McKay and her classmates would stay after school to watch Crosland feed his animals, hold the animals and learn how to properly handle them.
“He’s a phenomenal science teacher,” she said. “And that’s why every kid loved his class, because it’s hands-on and you could see the animals and learn about them.”
When McKay took his science class in seventh grade, seven years ago, he was one of the most challenging and rewarding teachers she said she’s ever had.
“He loved science and he made everybody else love it too,” she said. “He loved his job. He’s one of the only teachers I’ve ever had that has been so dedicated and so passionate that it’s made kids love going to school.”
The next year, Crosland was McKay’s teacher again. “I requested him,” she said.

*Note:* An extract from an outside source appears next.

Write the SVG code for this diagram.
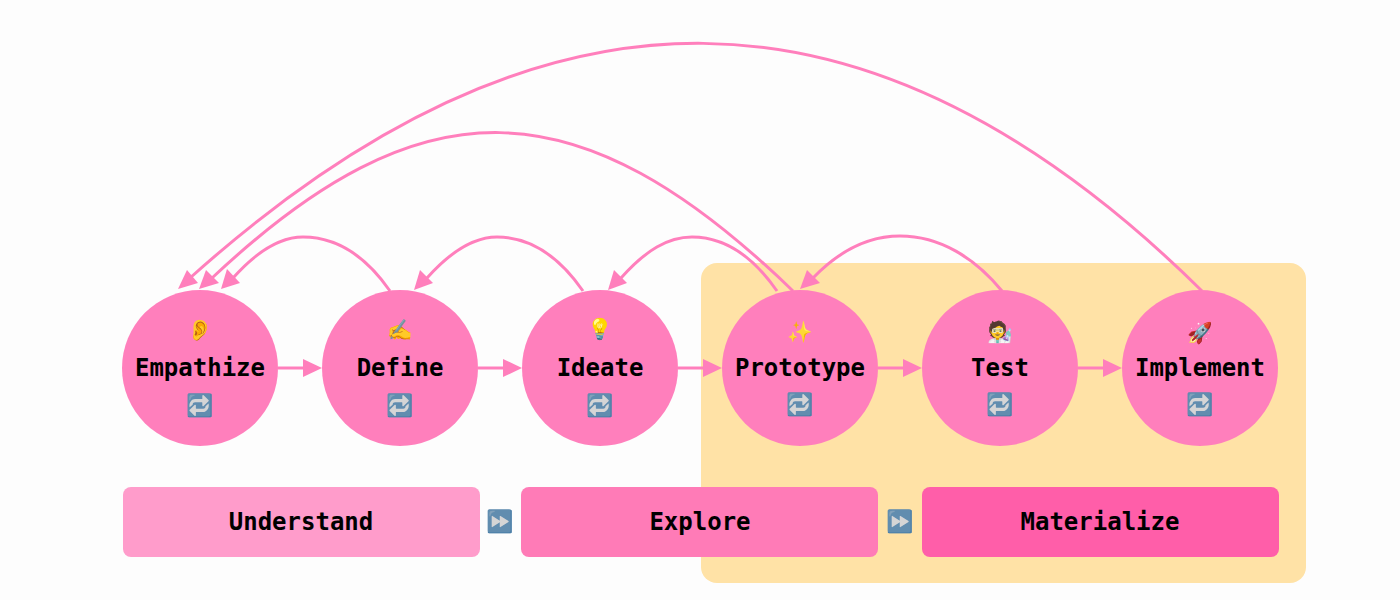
<svg xmlns="http://www.w3.org/2000/svg" width="1400" height="600" viewBox="0 0 1400 600">
<style>
.n{fill:#ff7fbc}
.t{font-family:"DejaVu Sans Mono",monospace;font-weight:700;font-size:24px;text-anchor:middle;fill:#000}
.e{font-family:"Noto Color Emoji","Apple Color Emoji","Noto Sans",sans-serif;font-size:20.5px;text-anchor:middle}
.b{font-size:22px;filter:hue-rotate(180deg) saturate(.5) brightness(.85)}
.c{fill:none;stroke:#ff7fbc;stroke-width:3}
.h{fill:#ff7fbc}
</style>
<rect width="1400" height="600" fill="#fdfdfd"/>
<rect id="highlight" x="701" y="263" width="605" height="320" rx="16" fill="#ffe2a6"/>
<g id="connectors">
<path class="c" d="M278 368H304"/><path class="c" d="M478 368H504"/><path class="c" d="M678 368H704"/><path class="c" d="M878 368H904"/><path class="c" d="M1078 368H1104"/>
<path class="h" d="M322 368L303 359V377Z"/><path class="h" d="M522 368L503 359V377Z"/><path class="h" d="M722 368L703 359V377Z"/><path class="h" d="M922 368L903 359V377Z"/><path class="h" d="M1122 368L1103 359V377Z"/>
<path class="c" d="M390 291C365 255 335 237 303 237C280 237 258 250 233 278"/>
<path class="c" d="M583 291C558 255 529 237 497 237C474 237 452 250 427 278"/>
<path class="c" d="M777 291C752 255 724 237 692 237C668 237 646 250 621 278"/>
<path class="c" d="M1002 291C975 258 940 236 900 236C870 236 840 250 813 278"/>
<path class="c" d="M793 291C577 82 421 82 212 278"/>
<path class="c" d="M1202 291C870 -37 541 -37 190 278"/>
<path class="h" d="M221 289L227 269L240 283Z"/><path class="h" d="M414 290L420 270L433 283Z"/><path class="h" d="M608 290L614 270L627 283Z"/><path class="h" d="M800 289L807 270L820 283Z"/><path class="h" d="M199 289L206 270L219 283Z"/><path class="h" d="M178 289L187 270L198 283Z"/>
</g>
<g id="empathize"><circle class="n" cx="200" cy="368" r="78"/><text class="e" x="200" y="337">👂</text><text class="t" x="200" y="376">Empathize</text><text class="e b" x="200" y="413">🔁</text></g>
<g id="define"><circle class="n" cx="400" cy="368" r="78"/><text class="e" x="400" y="337">✍️</text><text class="t" x="400" y="376">Define</text><text class="e b" x="400" y="413">🔁</text></g>
<g id="ideate"><circle class="n" cx="600" cy="368" r="78"/><text class="e" x="600" y="336">💡</text><text class="t" x="600" y="376">Ideate</text><text class="e b" x="600" y="413">🔁</text></g>
<g id="prototype"><circle class="n" cx="800" cy="368" r="78"/><text class="e" x="800" y="339">✨</text><text class="t" x="800" y="376">Prototype</text><text class="e b" x="800" y="412">🔁</text></g>
<g id="test"><circle class="n" cx="1000" cy="368" r="78"/><text class="e" x="1000" y="339">🧑‍🔬</text><text class="t" x="1000" y="376">Test</text><text class="e b" x="1000" y="411.500">🔁</text></g>
<g id="implement"><circle class="n" cx="1200" cy="368" r="78"/><text class="e" x="1200" y="340">🚀</text><text class="t" x="1200" y="376">Implement</text><text class="e b" x="1200" y="411.500">🔁</text></g>
<g id="understand"><rect x="123" y="487" width="357" height="70" rx="8" fill="#ff9ccb"/><text class="t" x="301" y="530">Understand</text></g>
<text class="e b" x="500" y="529">⏩</text>
<g id="explore"><rect x="521" y="487" width="357" height="70" rx="8" fill="#ff7bb7"/><text class="t" x="700" y="530">Explore</text></g>
<text class="e b" x="900" y="529">⏩</text>
<g id="materialize"><rect x="922" y="487" width="357" height="70" rx="8" fill="#ff5ea9"/><text class="t" x="1100" y="530">Materialize</text></g>
</svg>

Outside of school, he is a “go-to person in town,” she said. He has impacted “thousands of lives,” helped hundreds of boys get their Eagle Scout awards, she added.
“If you need something, that’s who the community would call,” she said.
McLay launched an online petition in Crosland’s defense on Monday evening. As of Thursday afternoon, the petition received more than 3,000 signatures, surpassing the original target of 2,500. The goal was raised to 5,000.
Neither the Preston School District nor Preston Junior High School responded to requests for comment. The Salt Lake Tribune has been unable to reach Crosland. As of Monday, he was still in his classroom, pending the results of the district’s investigation, the Associated Press reported.
People for the Ethical Treatment of Animals (PETA) issued a statement Tuesday.
“This teacher — who is allegedly known for feeding guinea pigs to reptiles during lessons — is a bully who should not be allowed near impressionable young people. Any youngster who witnessed cruelty in the classroom is now in desperate need of lessons about having empathy for other living beings,” the PETA statement reads.
McKay said she’d never heard of Crosland feeding his animals while teaching, only after class.
“Everybody in the community loves him and supports him and knows the conditions and the circumstances,” McKay said. “It’s just the people outside of Preston that have blown up the story, that don’t understand.”